In this modern day, it’s easy to handle all your money digitally and go weeks or months without actually seeing cash, and even then there’s a tendency to deal mostly in bills. The days of piggy banks being common have, unfortunately, passed, but that doesn’t mean there’s no value to having one.
Piggy banks are the original rainy day fund, and help children learn a lot about the value of saving. It’s better to start a child off with positive amounts and let them learn how to manage, and for that, a piggy bank can be very helpful! It also helps keep the saved money out of sight and thus out of mind.
So what are some modern alternatives to teach the same lessons?
A savings account is a great idea for older kids and preteens, especially those who get money occasionally such as birthdays and holidays. It allows them control over their money, but is easy to monitor. It also accrues interest, which is great way to begin talking to your children about how to grow money and prepare them for the future.
For the more impulsive, a reloadable cash card may be a great idea. Add money to it weekly or monthly, and have them keep up with it and how much is left. This is also a good start to learning how to use a credit card—and how not to use a credit card.

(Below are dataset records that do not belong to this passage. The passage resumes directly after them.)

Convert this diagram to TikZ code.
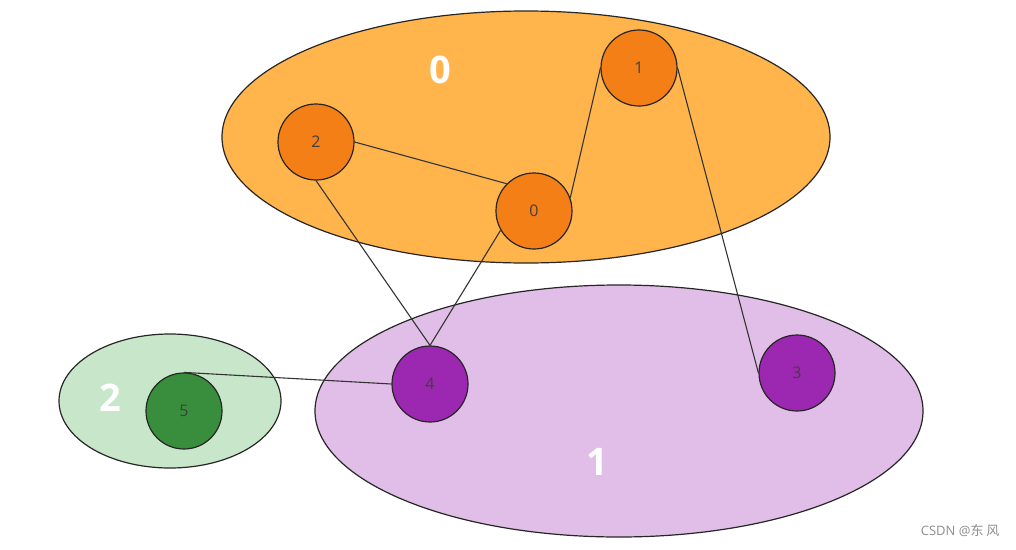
\documentclass[tikz,border=0pt]{standalone}
\usepackage{fontspec}
\setmainfont{Open Sans}
\newfontfamily\cjk{Noto Sans CJK SC}
\begin{document}
\begin{tikzpicture}[x=1pt,y=-1pt,
  grp/.style={draw=black!85,line width=1.2pt},
  vtx/.style={circle,draw=black!85,line width=1.2pt,minimum size=76pt,inner sep=0pt,font=\fontsize{16}{16}\selectfont,text=black!75},
  glab/.style={text=white,font=\bfseries\fontsize{38}{38}\selectfont},
  edge/.style={draw=black!80,line width=1.1pt}]
\useasboundingbox (0,0) rectangle (1016,549);
\definecolor{og}{HTML}{FFB44C}\definecolor{pg}{HTML}{E1BEE7}\definecolor{gg}{HTML}{C8E6C9}
\definecolor{ov}{HTML}{F57F17}\definecolor{pv}{HTML}{9C27B0}\definecolor{gv}{HTML}{388E3C}
\path[grp,fill=og] (526,137) ellipse [x radius=304,y radius=126];
\path[grp,fill=pg] (619,411) ellipse [x radius=304,y radius=126];
\path[grp,fill=gg] (170,401) ellipse [x radius=111,y radius=67];
\node[glab] (g0) at (440,70) {0};
\node[glab] (g1) at (597,462) {1};
\node[glab] (g2) at (110,398) {2};
\node[vtx,fill=ov] (n2) at (316,142) {2};
\node[vtx,fill=ov] (n1) at (639,68) {1};
\node[vtx,fill=ov] (n0) at (534,211) {0};
\node[vtx,fill=pv] (n4) at (430,384) {4};
\node[vtx,fill=pv] (n3) at (797,373) {3};
\node[vtx,fill=gv] (n5) at (184,411) {5};
\draw[edge] (n2.east) -- (n0.north west);
\draw[edge] (n0.20) -- (n1.west);
\draw[edge] (n2.south) -- (n4.north);
\draw[edge] (n0.210) -- (n4.north);
\draw[edge] (n1.east) -- (n3.west);
\draw[edge] (n5.north) -- (n4.west);
\node[text=black!45,anchor=east,font=\fontsize{13}{13}\selectfont] (wm) at (1003,531) {CSDN @{\cjk 东 风}};
\end{tikzpicture}
\end{document}
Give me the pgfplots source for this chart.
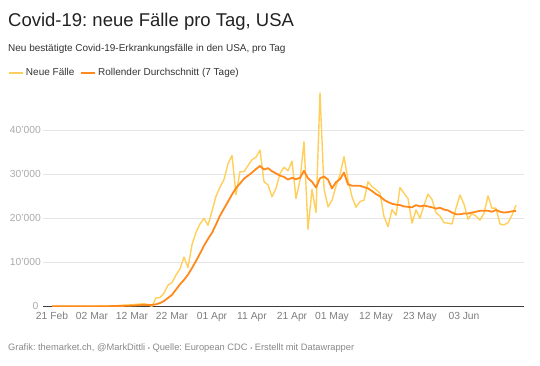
\documentclass[border=0pt]{standalone}
\usepackage{pgfplots}
\pgfplotsset{compat=1.18}
\usepackage{pgfplotstable}
\usepackage{fontspec}
\setmainfont{Liberation Sans}
\frenchspacing

\definecolor{cyellow}{RGB}{255,207,90}
\definecolor{corange}{RGB}{255,137,28}
\definecolor{cgrid}{RGB}{229,229,229}
\definecolor{cbase}{RGB}{60,60,60}
\definecolor{ctitle}{RGB}{34,34,34}
\definecolor{csub}{RGB}{51,51,51}
\definecolor{cylab}{RGB}{170,170,170}
\definecolor{cxlab}{RGB}{125,125,125}
\definecolor{cfoot}{RGB}{136,136,136}

\pgfplotstableread{
day yel ora
0 0 0
1 0 0
2 0 0
3 0 0
4 2 0
5 0 0
6 2 1
7 5 1
8 5 2
9 10 3
10 15 5
11 20 8
12 30 12
13 50 18
14 70 28
15 90 40
16 120 55
17 200 75
18 270 100
19 290 130
20 350 170
21 450 210
22 500 260
23 600 320
24 300 330
25 0 300
26 1900 450
27 2000 750
28 3000 1200
29 4800 1900
30 5400 2600
31 7100 3800
32 8500 5000
33 11200 6000
34 8800 7200
35 14000 8700
36 16800 10300
37 18700 12000
38 20000 13800
39 18400 15300
40 21600 16700
41 25000 18600
42 27100 20600
43 28800 22200
44 32400 23800
45 34300 25400
46 25400 26900
47 30600 27900
48 30600 29000
49 32000 29700
50 33300 30400
51 33900 31200
52 35500 31900
53 28300 31100
54 27600 31400
55 24900 30700
56 26800 30200
57 30200 29700
58 31600 29400
59 30800 28800
60 33000 29200
61 24500 28900
62 28700 29200
63 37400 30800
64 17500 29100
65 26600 28300
66 21300 27000
67 48500 29100
68 26800 29500
69 22600 28800
70 24100 26800
71 27300 28200
72 29900 28900
73 34000 30400
74 28700 27700
75 24900 27400
76 22500 27400
77 23800 27400
78 24100 27100
79 28300 26800
80 27200 26200
81 26500 25500
82 25700 25000
83 20400 24200
84 18100 23700
85 22000 23300
86 20700 23100
87 27000 23000
88 25700 22700
89 24500 22600
90 18900 22500
91 21900 23000
92 20000 22700
93 23000 22900
94 25500 22700
95 24300 22500
96 21300 22200
97 20500 22400
98 19000 22000
99 18900 21800
100 18700 21300
101 22300 20900
102 25300 20900
103 23200 21100
104 19800 21100
105 21100 21300
106 20500 21500
107 19600 21700
108 21100 21700
109 25100 21700
110 22300 21500
111 22300 21900
112 18700 21500
113 18500 21300
114 19000 21400
115 20700 21600
116 23000 21700
}\covid

\begin{document}
\begin{tikzpicture}
\useasboundingbox (0,0) rectangle (540bp,-366bp);
\node[anchor=base west, inner sep=0, text=ctitle, font=\fontsize{18.5bp}{22bp}\selectfont] at (8bp,-26.7bp) {Covid-19: neue Fälle pro Tag, USA};
\node[anchor=base west, inner sep=0, text=csub, font=\fontsize{10bp}{12bp}\selectfont] at (8bp,-51bp) {Neu bestätigte Covid-19-Erkrankungsfälle in den USA, pro Tag};
\begin{axis}[
  scale only axis, width=481bp, height=220bp,
  at={(43bp,-306.3bp)}, anchor=south west,
  xmin=-2.25, xmax=118, ymin=0, ymax=50000,
  axis line style={draw=none},
  major tick length=0pt,
  xtick={0,10,20,30,40,50,60,70,81,92,103},
  xticklabels={21 Feb,02 Mar,12 Mar,22 Mar,01 Apr,11 Apr,21 Apr,01 May,12 May,23 May,03 Jun},
  ytick={10000,20000,30000,40000},
  yticklabels={10'000,20'000,30'000,40'000},
  extra y ticks={0}, extra y tick labels={0},
  extra y tick style={grid style={draw=cbase, line width=1bp}, yticklabel style={xshift=-2.5bp}},
  ymajorgrids, grid style={draw=cgrid, line width=0.8bp},
  scaled y ticks=false,
  xticklabel style={font=\fontsize{10.3bp}{12bp}\selectfont, text=cxlab, inner sep=1bp, yshift=-4.5bp},
  yticklabel style={font=\fontsize{10.3bp}{12bp}\selectfont, text=cylab, inner sep=1bp, xshift=-1bp},
  legend style={at={(-0.0728,1.0605)}, anchor=west, draw=none, fill=none, inner sep=0pt,
    font=\fontsize{10bp}{12bp}\selectfont, text=csub,
    /tikz/every even column/.append style={column sep=4bp}},
  legend columns=-1,
  legend image code/.code={\draw[#1, line width=1.8bp] (0bp,0bp) -- (14bp,0bp);},
]
\addplot[cyellow, line width=1.4bp, line join=round] table[x=day, y=yel] {\covid};
\addlegendentry{Neue Fälle}
\addplot[corange, line width=1.8bp, line join=round] table[x=day, y=ora] {\covid};
\addlegendentry{Rollender Durchschnitt (7 Tage)}
\end{axis}
\node[anchor=base west, inner sep=0, text=cfoot, font=\fontsize{9.3bp}{11bp}\selectfont] at (8bp,-350bp) {Grafik: themarket.ch, @MarkDittli {\fontsize{6bp}{6bp}\selectfont•} Quelle: European CDC {\fontsize{6bp}{6bp}\selectfont•} Erstellt mit Datawrapper};
\end{tikzpicture}
\end{document}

An allowance book is somewhere between a savings account and a piggy bank. Designate a small notebook for them to keep that you keep a running tab in, and add money to it each week. When they spend, you can deduct it from the balance in the book. This is a great way to teach responsible bookkeeping and also puts the burden of collecting their money on them every week or month, to encourage routine and fiscal awareness.
Then there’s always the old-fashioned piggy bank! You can grab one at most thrift stores or big box stores, or make your own. Consider trying a challenge, such as filling a 2-liter soda bottle with dimes or collecting quarters in a jar. You can add loose change as you have it, as well, to help little savings grow.
Remember, it’s important to teach your kids about money early to help them succeed in life. You don’t have to talk to them about the state of your personal finances, but do talk to them. Money is important and being able to manage it is integral to a happy, financially-secure life.